EXERCISE DATA ::
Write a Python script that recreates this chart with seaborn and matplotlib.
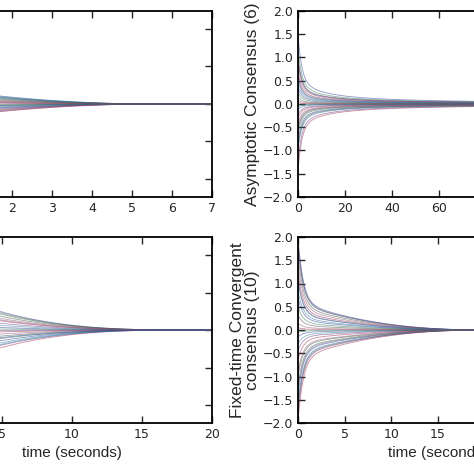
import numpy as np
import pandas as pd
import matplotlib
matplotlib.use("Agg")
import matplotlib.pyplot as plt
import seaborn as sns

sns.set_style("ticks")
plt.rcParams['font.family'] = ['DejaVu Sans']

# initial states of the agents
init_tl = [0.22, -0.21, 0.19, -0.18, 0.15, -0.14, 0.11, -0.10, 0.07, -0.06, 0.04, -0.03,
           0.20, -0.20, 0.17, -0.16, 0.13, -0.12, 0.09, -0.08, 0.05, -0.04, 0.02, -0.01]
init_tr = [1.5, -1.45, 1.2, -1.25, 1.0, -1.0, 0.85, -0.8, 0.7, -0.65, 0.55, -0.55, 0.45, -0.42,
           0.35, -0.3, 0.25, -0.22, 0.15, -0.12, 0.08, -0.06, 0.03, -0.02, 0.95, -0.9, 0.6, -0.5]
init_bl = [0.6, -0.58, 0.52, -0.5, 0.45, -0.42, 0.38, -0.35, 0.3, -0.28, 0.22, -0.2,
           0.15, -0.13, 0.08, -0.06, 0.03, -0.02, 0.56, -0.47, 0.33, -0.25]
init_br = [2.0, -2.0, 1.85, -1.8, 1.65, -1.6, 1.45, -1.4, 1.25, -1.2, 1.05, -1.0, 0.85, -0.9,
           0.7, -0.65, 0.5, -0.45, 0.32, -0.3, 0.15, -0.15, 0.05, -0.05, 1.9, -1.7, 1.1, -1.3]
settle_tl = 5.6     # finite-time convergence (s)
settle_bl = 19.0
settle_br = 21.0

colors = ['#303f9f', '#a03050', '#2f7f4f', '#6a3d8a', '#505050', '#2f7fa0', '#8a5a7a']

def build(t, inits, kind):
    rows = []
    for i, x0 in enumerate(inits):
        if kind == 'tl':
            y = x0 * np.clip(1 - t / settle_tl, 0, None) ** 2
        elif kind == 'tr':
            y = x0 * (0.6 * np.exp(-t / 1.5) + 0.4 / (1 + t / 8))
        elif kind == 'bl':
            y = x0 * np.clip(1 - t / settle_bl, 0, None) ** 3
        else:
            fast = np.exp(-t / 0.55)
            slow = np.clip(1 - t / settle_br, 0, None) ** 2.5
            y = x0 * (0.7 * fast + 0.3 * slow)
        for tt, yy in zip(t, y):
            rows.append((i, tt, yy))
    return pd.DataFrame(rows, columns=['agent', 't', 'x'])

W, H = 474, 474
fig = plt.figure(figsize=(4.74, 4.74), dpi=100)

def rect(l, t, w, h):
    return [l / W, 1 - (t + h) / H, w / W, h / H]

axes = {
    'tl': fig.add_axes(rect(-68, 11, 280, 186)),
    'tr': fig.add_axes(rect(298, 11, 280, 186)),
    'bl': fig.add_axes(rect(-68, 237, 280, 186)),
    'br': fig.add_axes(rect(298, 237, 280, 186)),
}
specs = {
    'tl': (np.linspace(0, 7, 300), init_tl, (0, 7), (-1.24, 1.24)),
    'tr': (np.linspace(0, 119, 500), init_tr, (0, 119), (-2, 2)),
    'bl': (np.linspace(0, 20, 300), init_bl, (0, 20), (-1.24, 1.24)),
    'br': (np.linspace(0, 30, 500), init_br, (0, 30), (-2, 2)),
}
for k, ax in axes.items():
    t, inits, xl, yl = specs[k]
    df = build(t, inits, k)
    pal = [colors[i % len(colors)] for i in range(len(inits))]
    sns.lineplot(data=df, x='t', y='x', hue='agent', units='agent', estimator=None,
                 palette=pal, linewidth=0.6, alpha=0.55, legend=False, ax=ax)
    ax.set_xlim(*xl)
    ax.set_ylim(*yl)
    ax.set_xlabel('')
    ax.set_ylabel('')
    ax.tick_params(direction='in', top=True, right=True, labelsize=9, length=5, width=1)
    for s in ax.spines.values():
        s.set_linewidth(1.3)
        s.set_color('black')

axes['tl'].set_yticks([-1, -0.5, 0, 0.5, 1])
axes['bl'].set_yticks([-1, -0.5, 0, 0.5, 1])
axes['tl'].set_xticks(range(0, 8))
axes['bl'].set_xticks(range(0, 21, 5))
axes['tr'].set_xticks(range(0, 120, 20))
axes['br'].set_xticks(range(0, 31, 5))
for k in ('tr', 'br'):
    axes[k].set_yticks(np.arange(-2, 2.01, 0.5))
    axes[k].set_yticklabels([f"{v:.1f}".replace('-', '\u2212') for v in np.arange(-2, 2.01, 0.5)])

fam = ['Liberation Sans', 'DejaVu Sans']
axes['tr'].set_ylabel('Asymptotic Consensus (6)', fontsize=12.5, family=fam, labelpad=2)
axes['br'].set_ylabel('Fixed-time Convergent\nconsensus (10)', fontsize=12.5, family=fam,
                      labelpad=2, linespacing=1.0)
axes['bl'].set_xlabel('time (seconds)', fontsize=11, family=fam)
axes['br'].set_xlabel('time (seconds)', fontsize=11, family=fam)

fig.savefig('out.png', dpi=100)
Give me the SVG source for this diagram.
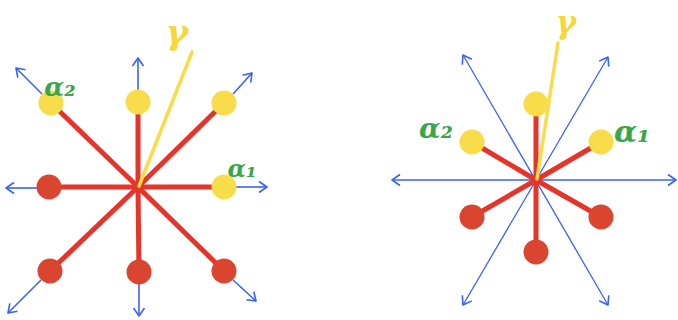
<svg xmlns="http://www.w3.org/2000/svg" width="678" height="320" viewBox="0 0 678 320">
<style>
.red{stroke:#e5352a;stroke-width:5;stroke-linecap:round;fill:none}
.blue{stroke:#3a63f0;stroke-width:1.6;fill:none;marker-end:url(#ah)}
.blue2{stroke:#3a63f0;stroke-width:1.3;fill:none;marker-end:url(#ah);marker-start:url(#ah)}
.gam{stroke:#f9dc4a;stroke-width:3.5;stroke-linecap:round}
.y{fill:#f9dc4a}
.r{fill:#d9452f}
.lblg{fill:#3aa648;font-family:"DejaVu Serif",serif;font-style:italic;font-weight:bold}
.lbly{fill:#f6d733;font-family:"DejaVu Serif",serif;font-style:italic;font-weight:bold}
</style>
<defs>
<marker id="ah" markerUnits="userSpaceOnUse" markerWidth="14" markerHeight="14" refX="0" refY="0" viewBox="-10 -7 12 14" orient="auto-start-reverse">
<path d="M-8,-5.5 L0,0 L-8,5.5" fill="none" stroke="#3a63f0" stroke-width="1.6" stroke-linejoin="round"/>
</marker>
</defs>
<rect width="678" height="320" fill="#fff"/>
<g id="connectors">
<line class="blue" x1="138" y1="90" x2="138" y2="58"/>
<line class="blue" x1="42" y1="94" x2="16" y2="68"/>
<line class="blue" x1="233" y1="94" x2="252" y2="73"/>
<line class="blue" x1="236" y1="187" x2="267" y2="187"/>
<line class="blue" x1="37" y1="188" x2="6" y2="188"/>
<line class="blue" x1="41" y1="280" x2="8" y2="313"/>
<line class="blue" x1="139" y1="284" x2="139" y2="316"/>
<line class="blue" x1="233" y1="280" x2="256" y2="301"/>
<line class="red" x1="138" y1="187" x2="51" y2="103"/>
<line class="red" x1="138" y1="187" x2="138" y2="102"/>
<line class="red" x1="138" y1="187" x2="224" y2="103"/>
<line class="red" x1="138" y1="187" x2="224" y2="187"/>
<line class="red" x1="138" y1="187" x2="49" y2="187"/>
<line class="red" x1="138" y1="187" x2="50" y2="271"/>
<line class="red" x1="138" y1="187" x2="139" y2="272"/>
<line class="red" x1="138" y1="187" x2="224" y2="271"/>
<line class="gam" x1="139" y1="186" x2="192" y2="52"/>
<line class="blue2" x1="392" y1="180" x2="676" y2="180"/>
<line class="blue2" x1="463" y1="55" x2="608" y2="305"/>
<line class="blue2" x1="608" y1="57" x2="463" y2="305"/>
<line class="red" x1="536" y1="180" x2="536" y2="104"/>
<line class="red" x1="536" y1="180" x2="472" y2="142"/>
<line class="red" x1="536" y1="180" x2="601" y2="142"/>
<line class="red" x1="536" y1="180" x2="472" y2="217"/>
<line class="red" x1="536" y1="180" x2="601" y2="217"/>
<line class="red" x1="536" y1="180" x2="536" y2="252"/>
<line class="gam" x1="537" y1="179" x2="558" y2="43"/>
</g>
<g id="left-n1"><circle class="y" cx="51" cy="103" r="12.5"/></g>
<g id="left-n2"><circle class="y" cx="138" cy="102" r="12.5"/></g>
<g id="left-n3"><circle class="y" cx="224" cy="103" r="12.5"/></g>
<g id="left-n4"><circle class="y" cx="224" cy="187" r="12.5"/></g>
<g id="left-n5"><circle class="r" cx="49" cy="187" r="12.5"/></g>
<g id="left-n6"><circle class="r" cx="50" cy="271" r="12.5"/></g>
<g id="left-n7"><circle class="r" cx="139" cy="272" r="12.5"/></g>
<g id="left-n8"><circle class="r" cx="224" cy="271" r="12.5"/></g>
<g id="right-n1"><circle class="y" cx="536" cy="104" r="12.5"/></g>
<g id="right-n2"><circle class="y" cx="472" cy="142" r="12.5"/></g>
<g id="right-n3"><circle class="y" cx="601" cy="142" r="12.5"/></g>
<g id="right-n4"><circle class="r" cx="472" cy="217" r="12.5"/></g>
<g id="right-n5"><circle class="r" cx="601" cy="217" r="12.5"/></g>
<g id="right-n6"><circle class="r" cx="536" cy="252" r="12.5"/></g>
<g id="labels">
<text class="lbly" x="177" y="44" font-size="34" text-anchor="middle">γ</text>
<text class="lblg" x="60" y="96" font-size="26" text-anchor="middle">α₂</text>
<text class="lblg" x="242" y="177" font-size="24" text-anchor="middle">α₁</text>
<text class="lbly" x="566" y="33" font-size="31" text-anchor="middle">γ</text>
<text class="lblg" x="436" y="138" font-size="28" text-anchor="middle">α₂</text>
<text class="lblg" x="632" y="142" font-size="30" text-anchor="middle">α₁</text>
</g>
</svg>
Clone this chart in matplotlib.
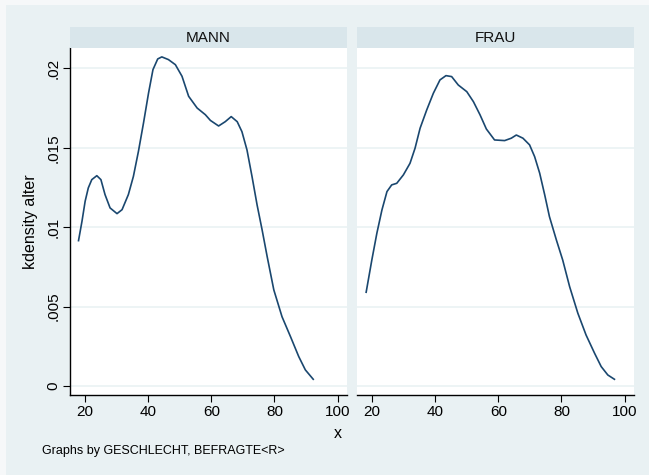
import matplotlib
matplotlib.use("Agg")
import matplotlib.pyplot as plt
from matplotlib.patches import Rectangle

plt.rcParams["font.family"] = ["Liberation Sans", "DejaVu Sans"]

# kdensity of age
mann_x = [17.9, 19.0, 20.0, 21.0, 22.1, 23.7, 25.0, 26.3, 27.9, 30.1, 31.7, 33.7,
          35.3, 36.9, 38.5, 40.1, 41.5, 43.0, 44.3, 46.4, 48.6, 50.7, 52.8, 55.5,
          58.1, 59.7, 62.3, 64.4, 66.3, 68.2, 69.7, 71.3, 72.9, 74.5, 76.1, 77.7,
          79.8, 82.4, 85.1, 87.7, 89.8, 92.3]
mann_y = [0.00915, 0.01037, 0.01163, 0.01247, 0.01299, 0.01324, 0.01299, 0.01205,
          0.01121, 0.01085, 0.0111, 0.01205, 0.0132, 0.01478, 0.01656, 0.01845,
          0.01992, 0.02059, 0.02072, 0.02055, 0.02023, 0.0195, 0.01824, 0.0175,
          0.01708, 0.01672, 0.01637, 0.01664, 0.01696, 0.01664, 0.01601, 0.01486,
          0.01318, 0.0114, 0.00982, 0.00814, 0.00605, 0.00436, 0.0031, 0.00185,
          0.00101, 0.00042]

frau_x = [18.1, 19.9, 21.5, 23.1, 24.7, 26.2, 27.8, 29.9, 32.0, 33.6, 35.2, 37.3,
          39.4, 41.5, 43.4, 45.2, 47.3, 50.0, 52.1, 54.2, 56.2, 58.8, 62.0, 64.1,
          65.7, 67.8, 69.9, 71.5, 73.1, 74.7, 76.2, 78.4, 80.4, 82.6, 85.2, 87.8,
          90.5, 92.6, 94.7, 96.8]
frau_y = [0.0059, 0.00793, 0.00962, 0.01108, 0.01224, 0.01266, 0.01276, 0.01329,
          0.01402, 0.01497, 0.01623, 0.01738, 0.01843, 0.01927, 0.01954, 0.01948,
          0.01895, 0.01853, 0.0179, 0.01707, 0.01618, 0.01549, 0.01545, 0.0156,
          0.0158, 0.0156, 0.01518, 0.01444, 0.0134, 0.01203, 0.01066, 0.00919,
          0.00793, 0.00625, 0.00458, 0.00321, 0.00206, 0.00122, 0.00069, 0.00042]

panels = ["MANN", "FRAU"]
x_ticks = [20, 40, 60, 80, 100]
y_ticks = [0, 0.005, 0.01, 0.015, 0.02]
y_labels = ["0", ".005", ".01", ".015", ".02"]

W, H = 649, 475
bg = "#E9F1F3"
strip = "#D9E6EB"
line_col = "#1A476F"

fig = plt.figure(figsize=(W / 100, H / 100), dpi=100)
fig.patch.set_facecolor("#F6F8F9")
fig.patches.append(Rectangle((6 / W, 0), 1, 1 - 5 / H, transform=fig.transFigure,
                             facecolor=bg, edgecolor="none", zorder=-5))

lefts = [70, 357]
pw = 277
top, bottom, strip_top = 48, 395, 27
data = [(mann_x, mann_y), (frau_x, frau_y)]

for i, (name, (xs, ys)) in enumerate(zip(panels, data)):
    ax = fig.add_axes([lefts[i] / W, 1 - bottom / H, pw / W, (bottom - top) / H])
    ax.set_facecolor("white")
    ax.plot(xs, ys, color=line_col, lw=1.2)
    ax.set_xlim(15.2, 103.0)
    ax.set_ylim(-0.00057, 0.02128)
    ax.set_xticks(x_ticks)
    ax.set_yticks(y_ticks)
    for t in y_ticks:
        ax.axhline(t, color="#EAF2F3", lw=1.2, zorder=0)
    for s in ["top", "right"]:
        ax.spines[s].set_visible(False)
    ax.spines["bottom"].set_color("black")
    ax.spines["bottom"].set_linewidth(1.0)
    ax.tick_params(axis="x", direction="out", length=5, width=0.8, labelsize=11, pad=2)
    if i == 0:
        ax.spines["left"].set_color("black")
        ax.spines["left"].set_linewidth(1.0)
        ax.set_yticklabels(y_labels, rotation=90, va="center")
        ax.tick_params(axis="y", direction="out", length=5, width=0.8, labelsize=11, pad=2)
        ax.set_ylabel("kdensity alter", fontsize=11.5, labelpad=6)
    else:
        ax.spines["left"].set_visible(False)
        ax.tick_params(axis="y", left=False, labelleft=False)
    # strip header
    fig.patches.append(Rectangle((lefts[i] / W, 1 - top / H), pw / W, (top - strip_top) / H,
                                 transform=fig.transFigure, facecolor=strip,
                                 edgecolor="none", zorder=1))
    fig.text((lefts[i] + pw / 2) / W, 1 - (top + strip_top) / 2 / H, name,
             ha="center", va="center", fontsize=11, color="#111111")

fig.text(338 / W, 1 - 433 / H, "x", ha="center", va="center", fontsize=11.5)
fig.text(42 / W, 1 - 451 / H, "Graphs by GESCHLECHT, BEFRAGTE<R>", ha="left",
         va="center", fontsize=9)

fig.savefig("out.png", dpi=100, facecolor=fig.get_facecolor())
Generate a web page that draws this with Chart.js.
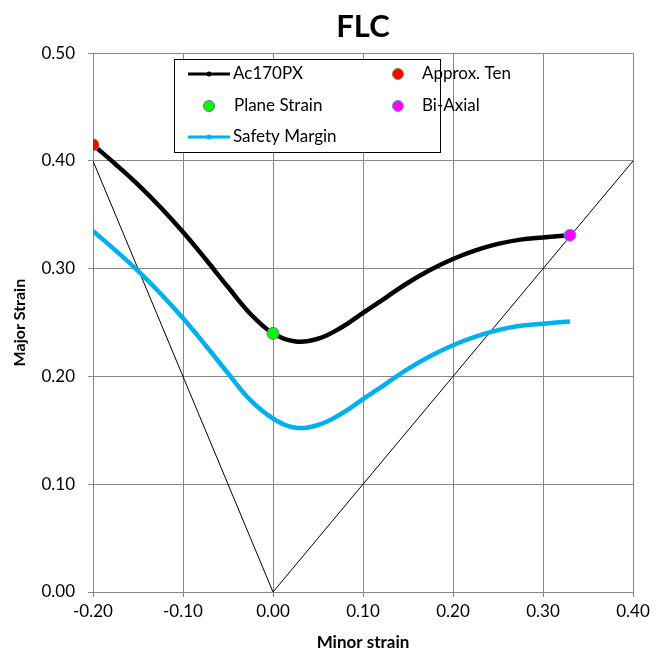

WHAT YOU SHOULD DO ::
Except for the pictures, write out exactly the lines from the line that contains "Clone this chart in matplotlib." through the line that contains "0.00101, 0.00042]", including both.

EXERCISE SOLUTION ::
Clone this chart in matplotlib.
import matplotlib
matplotlib.use("Agg")
import matplotlib.pyplot as plt
from matplotlib.patches import Rectangle

plt.rcParams["font.family"] = ["Liberation Sans", "DejaVu Sans"]

# kdensity of age
mann_x = [17.9, 19.0, 20.0, 21.0, 22.1, 23.7, 25.0, 26.3, 27.9, 30.1, 31.7, 33.7,
          35.3, 36.9, 38.5, 40.1, 41.5, 43.0, 44.3, 46.4, 48.6, 50.7, 52.8, 55.5,
          58.1, 59.7, 62.3, 64.4, 66.3, 68.2, 69.7, 71.3, 72.9, 74.5, 76.1, 77.7,
          79.8, 82.4, 85.1, 87.7, 89.8, 92.3]
mann_y = [0.00915, 0.01037, 0.01163, 0.01247, 0.01299, 0.01324, 0.01299, 0.01205,
          0.01121, 0.01085, 0.0111, 0.01205, 0.0132, 0.01478, 0.01656, 0.01845,
          0.01992, 0.02059, 0.02072, 0.02055, 0.02023, 0.0195, 0.01824, 0.0175,
          0.01708, 0.01672, 0.01637, 0.01664, 0.01696, 0.01664, 0.01601, 0.01486,
          0.01318, 0.0114, 0.00982, 0.00814, 0.00605, 0.00436, 0.0031, 0.00185,
          0.00101, 0.00042]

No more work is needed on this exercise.